The respondents further argued that Section 244 of the Companies Act, 2013 allows for the minimum requirement of members to file a complaint under Section 241 to be waived, since the present matter was initiated by 2 (two) members only. Specifically, in cases where a company does not have a share capital, the minimum requirement is not less than one-fifth of its total number of members. However, Section 244 empowers the Tribunal to waive all or any of these requirements upon application.
However, the Calcutta High Court dismissed this argument, asserting that addressing the waiver application would consume time. The court also deemed a civil suit as a more efficient remedy for the plaintiffs. Moreover, it noted that even if the plaintiffs approached the tribunal to waive the eligibility criteria, there was no assurance that the tribunal would grant the application. In the event of the tribunal’s rejection, the plaintiffs would then have to resort to the civil court.
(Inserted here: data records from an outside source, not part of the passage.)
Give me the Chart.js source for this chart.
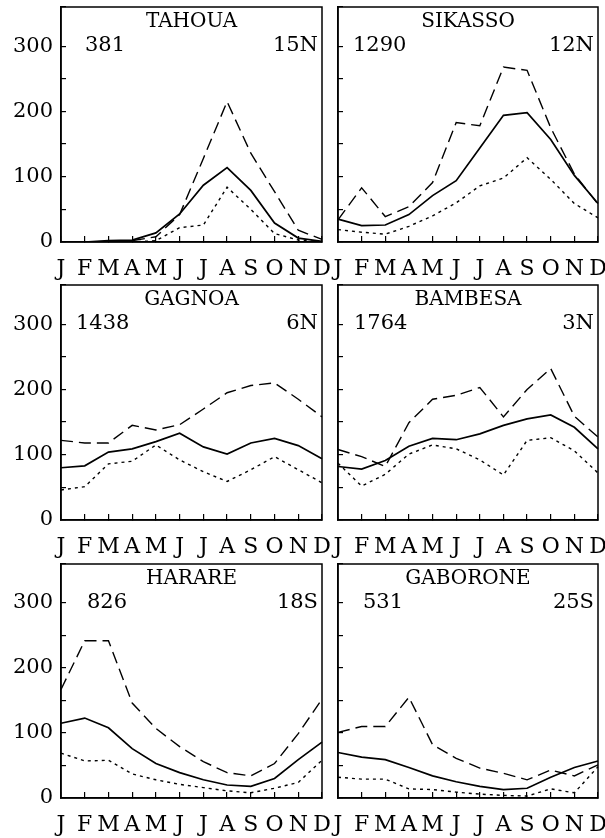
<!DOCTYPE html>
<html>
<head>
<meta charset="utf-8">
<script src="https://cdn.jsdelivr.net/npm/chart.js@4.4.1/dist/chart.umd.min.js"></script>
<style>
  body { margin: 0; background: #fff; width: 605px; height: 838px; position: relative; overflow: hidden; font-family: "DejaVu Serif", serif; }
  canvas { position: absolute; }
  .lbl { position: absolute; color: #000; line-height: 1; white-space: nowrap; }
  .name { font-size: 20px; transform: translate(-50%, -50%); }
  .num { font-size: 21px; transform: translateY(-50%); }
  .lat { font-size: 21px; transform: translate(-100%, -50%); }
</style>
</head>
<body>
<script>
const months = ['J', 'F', 'M', 'A', 'M', 'J', 'J', 'A', 'S', 'O', 'N', 'D'];
const yTicks = [0, 100, 200, 300];

// monthly rainfall (mm): wet year (dashed), mean (solid), dry year (dotted)
const tahouaWet  = [0, 0, 1, 2, 8, 42, 128, 215, 136, 77, 18, 4];
const tahouaMean = [0, 0, 2, 3, 14, 43, 87, 114, 79, 29, 6, 1];
const tahouaDry  = [0, 0, 0, 0, 2, 22, 26, 84, 50, 13, 3, 0];

const sikassoWet  = [34, 83, 39, 54, 91, 183, 178, 268, 263, 175, 104, 58];
const sikassoMean = [35, 25, 26, 42, 71, 94, 144, 194, 198, 157, 102, 59];
const sikassoDry  = [19, 15, 12, 24, 40, 60, 86, 98, 129, 96, 59, 37];

const gagnoaWet  = [122, 118, 118, 145, 138, 146, 170, 195, 206, 210, 185, 158];
const gagnoaMean = [80, 83, 104, 109, 120, 133, 112, 101, 118, 125, 114, 94];
const gagnoaDry  = [46, 51, 86, 90, 115, 92, 74, 59, 77, 97, 77, 57];

const bambesaWet  = [108, 97, 82, 149, 185, 191, 203, 158, 200, 232, 159, 127];
const bambesaMean = [82, 78, 91, 113, 125, 123, 132, 145, 155, 161, 142, 109];
const bambesaDry  = [87, 52, 70, 101, 115, 109, 92, 69, 122, 126, 106, 72];

const harareWet  = [167, 242, 242, 146, 107, 79, 56, 39, 34, 53, 99, 152];
const harareMean = [115, 123, 108, 76, 53, 39, 28, 20, 18, 30, 59, 86];
const harareDry  = [69, 57, 58, 37, 28, 21, 16, 11, 8, 15, 24, 58];

const gaboroneWet  = [101, 110, 110, 155, 82, 61, 46, 38, 28, 43, 34, 51];
const gaboroneMean = [70, 63, 59, 47, 34, 25, 18, 13, 15, 32, 47, 57];
const gaboroneDry  = [32, 29, 29, 14, 13, 9, 6, 4, 3, 14, 8, 48];

const stations = ['TAHOUA', 'SIKASSO', 'GAGNOA', 'BAMBESA', 'HARARE', 'GABORONE'];
const annual = ['381', '1290', '1438', '1764', '826', '531'];
const latitude = ['15N', '12N', '6N', '3N', '18S', '25S'];
const wetSeries = [tahouaWet, sikassoWet, gagnoaWet, bambesaWet, harareWet, gaboroneWet];
const meanSeries = [tahouaMean, sikassoMean, gagnoaMean, bambesaMean, harareMean, gaboroneMean];
const drySeries = [tahouaDry, sikassoDry, gagnoaDry, bambesaDry, harareDry, gaboroneDry];

// layout of the 2 x 3 grid
const cols = [
  { x: 0, w: 330, yAxisW: 61, padRight: 8 },
  { x: 330, w: 275, yAxisW: 8, padRight: 7 }
];
const rows = [
  { y: 0, h: 280, padTop: 7, xAxisH: 38 },
  { y: 280, h: 280, padTop: 5, xAxisH: 40 },
  { y: 560, h: 278, padTop: 4, xAxisH: 40 }
];
const numOffset = [24, 15, 15, 16, 26, 25];

const frame = {
  id: 'frame',
  afterDraw(chart) {
    const a = chart.chartArea, ctx = chart.ctx;
    ctx.save();
    ctx.strokeStyle = '#000';
    ctx.lineWidth = 1.5;
    ctx.strokeRect(a.left, a.top, a.right - a.left, a.bottom - a.top);
    ctx.restore();
  }
};

function addLabel(cls, text, x, y) {
  const d = document.createElement('div');
  d.className = 'lbl ' + cls;
  d.textContent = text;
  d.style.left = x + 'px';
  d.style.top = y + 'px';
  document.body.appendChild(d);
}

function makePanel(i) {
  const col = cols[i % 2], row = rows[Math.floor(i / 2)];
  const canvas = document.createElement('canvas');
  canvas.width = col.w;
  canvas.height = row.h;
  canvas.style.left = col.x + 'px';
  canvas.style.top = row.y + 'px';
  document.body.appendChild(canvas);

  const chart = new Chart(canvas, {
    type: 'line',
    data: {
      labels: months,
      datasets: [
        { data: wetSeries[i], borderColor: '#000', borderWidth: 1.4, borderDash: [12, 6] },
        { data: meanSeries[i], borderColor: '#000', borderWidth: 1.7 },
        { data: drySeries[i], borderColor: '#000', borderWidth: 1.4, borderDash: [3, 4] }
      ]
    },
    options: {
      responsive: false,
      animation: false,
      events: [],
      layout: { padding: { top: row.padTop, right: col.padRight, left: 0, bottom: 0 } },
      elements: { point: { radius: 0 }, line: { tension: 0, fill: false } },
      plugins: { legend: { display: false }, tooltip: { enabled: false } },
      scales: {
        x: {
          offset: false,
          grid: { drawOnChartArea: false, tickLength: -6, color: '#000', lineWidth: 1.2 },
          border: { color: '#000', width: 1.5 },
          ticks: { color: '#000', font: { family: 'DejaVu Serif', size: 22 }, padding: 20, maxRotation: 0, autoSkip: false },
          afterFit(s) { s.height = row.xAxisH; s.paddingLeft = 0; s.paddingRight = 0; }
        },
        y: {
          min: 0,
          max: 360,
          grid: { drawOnChartArea: false, tickLength: -5, color: '#000', lineWidth: 1.2 },
          border: { color: '#000', width: 1.5 },
          ticks: {
            display: i % 2 === 0,
            stepSize: 50,
            color: '#000',
            padding: 13,
            font: { family: 'DejaVu Serif', size: 21 },
            callback: v => yTicks.includes(v) ? String(v) : ''
          },
          afterFit(s) { s.width = col.yAxisW; s.paddingTop = 0; s.paddingBottom = 0; }
        }
      }
    },
    plugins: [frame]
  });

  const a = chart.chartArea;
  const cx = col.x + (a.left + a.right) / 2;
  addLabel('name', stations[i], cx, row.y + a.top + 13);
  addLabel('num', annual[i], col.x + a.left + numOffset[i], row.y + a.top + 37);
  addLabel('lat', latitude[i], col.x + a.right - 4, row.y + a.top + 37);
}

for (let i = 0; i < 6; i++) makePanel(i);
</script>
</body>
</html>
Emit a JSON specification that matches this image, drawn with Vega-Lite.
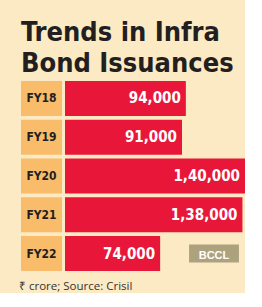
{
  "$schema": "https://vega.github.io/schema/vega-lite/v6.json",
  "background": "#FCEAC4",
  "padding": {"left": 19, "top": 19, "right": 0, "bottom": 0},
  "title": {
    "text": ["Trends in Infra", "Bond Issuances"],
    "anchor": "start",
    "frame": "group",
    "font": "DejaVu Sans Condensed",
    "fontSize": 27,
    "fontWeight": "bold",
    "color": "#231F20",
    "lineHeight": 31,
    "offset": 3,
    "dx": 0
  },
  "bounds": "flush",
  "spacing": 3,
  "data": {
    "values": [
      {"year": "FY18", "value": 94000, "label": "94,000"},
      {"year": "FY19", "value": 91000, "label": "91,000"},
      {"year": "FY20", "value": 140000, "label": "1,40,000"},
      {"year": "FY21", "value": 138000, "label": "1,38,000"},
      {"year": "FY22", "value": 74000, "label": "74,000"}
    ]
  },
  "hconcat": [
    {
      "width": 41,
      "height": 190,
      "title": {
        "text": "₹ crore;  Source: Crisil",
        "orient": "bottom",
        "anchor": "start",
        "frame": "bounds",
        "font": "Open Sans",
        "fontSize": 11.5,
        "fontWeight": "normal",
        "color": "#333333",
        "offset": 10,
        "dx": -2
      },
      "encoding": {
        "y": {"field": "year", "type": "nominal", "axis": null, "scale": {"paddingInner": 0.1, "paddingOuter": 0}}
      },
      "layer": [
        {"mark": {"type": "bar", "color": "#F8BC6A"}},
        {
          "mark": {"type": "text", "font": "DejaVu Sans Condensed", "fontWeight": "bold", "fontSize": 12, "color": "#231F20"},
          "encoding": {"text": {"field": "year"}}
        }
      ]
    },
    {
      "width": 180,
      "height": 190,
      "encoding": {
        "y": {"field": "year", "type": "nominal", "axis": null, "scale": {"paddingInner": 0.1, "paddingOuter": 0}}
      },
      "layer": [
        {
          "mark": {"type": "bar", "color": "#E8173A"},
          "encoding": {"x": {"field": "value", "type": "quantitative", "axis": null, "scale": {"domain": [0, 140000], "nice": false}}}
        },
        {
          "mark": {"type": "text", "align": "right", "dx": -5, "font": "DejaVu Sans Condensed", "fontWeight": "bold", "fontSize": 15, "color": "white"},
          "encoding": {
            "x": {"field": "value", "type": "quantitative"},
            "text": {"field": "label"}
          }
        },
        {
          "data": {"values": [{"badge": "BCCL"}]},
          "mark": {"type": "bar", "color": "#ADA27E", "height": {"band": 0.52}},
          "encoding": {
            "y": {"datum": "FY22"},
            "x": {"datum": 96500},
            "x2": {"datum": 135300}
          }
        },
        {
          "data": {"values": [{"badge": "BCCL"}]},
          "mark": {"type": "text", "font": "Liberation Sans", "fontWeight": "bold", "fontSize": 11, "color": "white", "dy": 2},
          "encoding": {
            "y": {"datum": "FY22"},
            "x": {"datum": 115900},
            "text": {"field": "badge"}
          }
        }
      ]
    }
  ],
  "config": {"view": {"stroke": null}}
}
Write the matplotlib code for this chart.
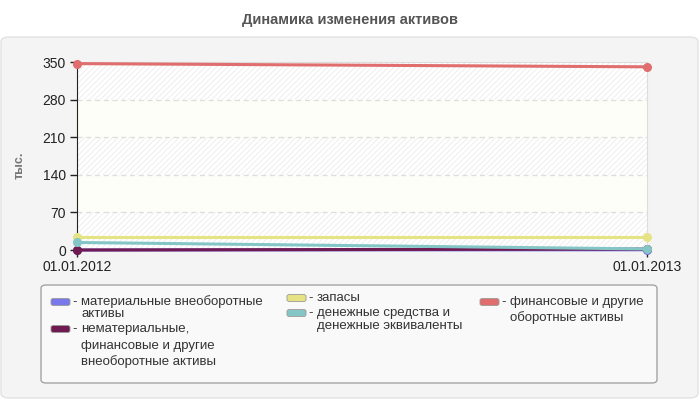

Therefore, the court justified the plaintiffs’ decision to pursue an existing remedy rather than one contingent on an uncertain condition.
The reasoning provided by the Calcutta High Court does indeed appear to prioritize convenience over the statutory provisions and protections established by the Companies Act. While the court highlighted the potential time-consuming nature of the waiver application process before the NCLT, this reasoning may not adequately justify deviating from the statutory framework. Further, pursuing a matter in a civil court could also very well result in prolonged legal proceedings, keeping in mind the past track record. Thus, the Court’s rationale seems to lack robust legal backing and may be perceived as prioritizing expediency over adherence to established legal provisions and protections.
The Calcutta High Court’s decision diverged from the established statutory framework, as both the NCLT and the NCLAT serve as singular destinations for adjudicating disputes related to a company’s affairs. Numerous courts have consistently recognized the unequivocal nature of the bar outlined in Section 430. The primary objective behind establishing the NCLT and the NCLAT is to prevent the proliferation of forums for initiating actions under company law. In contrast, the judgment by the Calcutta High Court represents a departure, potentially opening the door for more company disputes to be resolved by civil courts instead of adhering strictly to the recourse of the NCLT.
Indeed, this judgment establishes a significant precedent, and its implications are noteworthy in various contexts. On one hand, it introduces uncertainty as it permits civil courts to potentially encroach upon the powers of tribunals and specialized forums. This raises questions about the necessity of establishing such tribunals and specialized forums specifically designed to adjudicate on particular matters. If civil courts consistently assert jurisdiction over disputes that fall within the purview of these specialized bodies, it may undermine the intended efficiency and expertise that these forums were created to provide. Therefore, while this judgment provides an interesting perspective, it also prompts a reconsideration of the balance between the roles of civil courts and specialized forums in the adjudication of disputes.
[1] 2011 (5) SCC 532.
[2] AIRONLINE 2020 SC 929.
[3] Berry, A., Bhan, A. and Rohatgi, M. (no date) Arbitrability of shareholder disputes in India: Complexities and issues, Global Arbitration Review. Available at: https://globalarbitrationreview.com/review/the-asia-pacific-arbitration-review/2024/article/arbitrability-of-shareholder-disputes-in-india-complexities-and-issues (Accessed: 27 March 2024).
[4] CA 128/ C – II/ 2014 in CP 64 (ND) 2014.
[5] (2014) SCC OnLine Bom 1146.
[6] IA No.GA 9 of 2023 In CS 224 of 2021.